In this context, III-V semiconductor heterostructures based on antimony prove to be particularly interesting. One of the most striking topological phenomena, called the quantum spin Hall effect, has indeed been observed in there [1]. In addition, these InAs/GaSb composite quantum wells can recently be manufactured on silicon substrates, which makes it possible to imagine the bases of quantum and topological electronics that can be integrated into current nanoelectronic circuits.
This research is motivated by recent results from our team, which predicted and finally observed the existence of a wide and temperature insensitive topological gap in specific Sb-based quantum wells [2-6]. This breakthrough makes it possible to consider the observation of electronic edge states protected from backscattering by the non-trivial topology of the band structure, even at liquid nitrogen temperatures. It turns out that very recent measurements (Würzburg-Montpellier) indeed suggest the presence of these exotic electronic states in these structures at temperatures much higher than that of liquid helium [7].
One of the main goals of the proposed project is therefore to study the physical properties of these topological edge channels. Furthermore, even more complex topological phases (High Order Topological Phases) recently predicted by our team will also be at the heart of this thesis work.
Methods
Beyond the fundamental and applied interest of this thesis project, the strength of this PhD project is based on different collaborative and experimental aspects. Indeed, the L2C team works in close collaboration with the only laboratory in France carrying out the growth of these topological III-V materials, namely the Institute of Electronics and Systems (IES) and more precisely the team by Eric Tournié (co-supervisor of this thesis). In addition, a strong collaboration with the German Institute for Topological Insulators in Wurzburg, financed by a Franco-German ANR contract, will allow the candidate to carry out his thesis in the best conditions and to travel between several laboratories, also including the High Magnetic Fields Laboratory (LNCMI) of Toulouse and Grenoble. The PhD student will have access to unique measurement tools such as a Landau spectrometer unique in the world, and a certain number of cryostats allowing measurements of electronic transport and magneto-transmission at low temperatures (down to 260 mK) and strong magnetic fields (up to 16T in Montpellier, and more in Toulouse and Grenoble). The PhD student will also discuss the optimization of both band structures and fabrication of the devices with the other researchers involved in this project. He will also have opportunity to learn how to process a part of the nanostructured devices in a dedicated clean room in Montpellier.
Teams
- The “Terahertz spectroscopy and Electronic Transport” team (TEST), from L2C lab, is active in the THz research since more than 20 years.
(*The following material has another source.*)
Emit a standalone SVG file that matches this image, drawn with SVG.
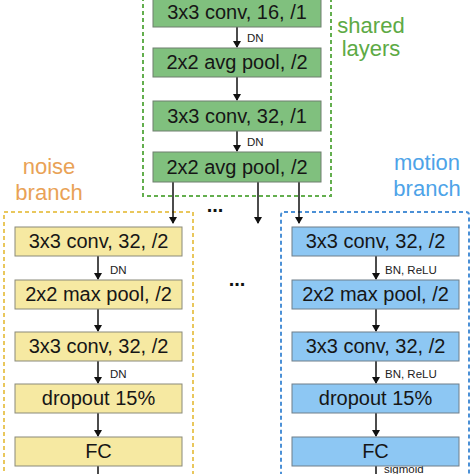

It is one of the leading French teams of THz research having almost all experimental facilities in the THz frequency domain. Since 2011, TEST is intensively involved in the study of various topological phase transitions in HgCdTe, InAs/GaSb and Cd3As2 by THz/MIR absorption, photoconductivity, and transport experiments under magnetic field. The group in L2C has also a strong expertise in theory of topology in solids, in theory of many-body effects in semiconductors, and in band-structure calculations.
- The NanoMIR team, from IES lab, is a world leader in growth and physics of antimonide III-V heterostructures and devices. Several international firsts have been realized in the past years, in the fields of InAs/AlSb quantum cascade lasers, GaSb-based laser diodes, or InAs/GaSb superlattice photodetectors. The IES facilities include MBE machines dedicated to the growth of antimonides, a clean room equipped for "basic" processing of III-Sb materials and devices, and experimental setups for characterization of materials and IR/THz devices. The role of NanoMIR in the project will be the growth of InAs/AlSb/GaSb structures, a contribution to their design, processing, and characterizations.
- The UNIWUE team from University of Würzburg realized and completed the first unambiguous gate voltage and temperature dependent transport measurements these III-V based topological insulators. UNIWUE has the expertise and facilities to grow InAs/GaSb structures, has expertise on the antimonide family processing line and TEM analysis. The PhD student involved in the project will visit the laboratories at UNIWUE to learn how to fabricate topological devices.
Related publications
1. L. Du et al., « Robust Helical Edge Transport in Gated InAs/GaSb Bilayers”, Phys. Rev. Lett. 114, 096802 (2015).
2. S. S. Krishtopenko and F. Teppe, “Quantum spin Hall insulator with a large bandgap, Dirac fermions, and bilayer graphene analog”, Sci. Adv. 4, eaap7529 (2018).
3. S. S. Krishtopenko et al., “Temperature-dependent terahertz spectroscopy of inverted-band three-layer InAs/GaSb/InAs quantum well”, Phys. Rev. B 97, 245419 (2018).
4. S. S. Krishtopenko et al., “Massless Dirac fermions in III-V semiconductor quantum wells”, Phys. Rev. B 99, 121405 (2019).
5. S. S. Krishtopenko, “Higher-order topological insulator in cubic semiconductor quantum wells”, Scientific Reports 11, 21060 (2021).
6. C. Avogadri et al., “Large Inverted Band Gap in Strained Three-Layer InAs/GaInSb Quantum Wells”, Phys. Rev. Res. 4, L042042 (2022).
7. M. Meyer et al., “Topological band structure in InAs/GaSb/InAs triple quantum wells”, Phys. Rev. B, 104, 085301 (2021).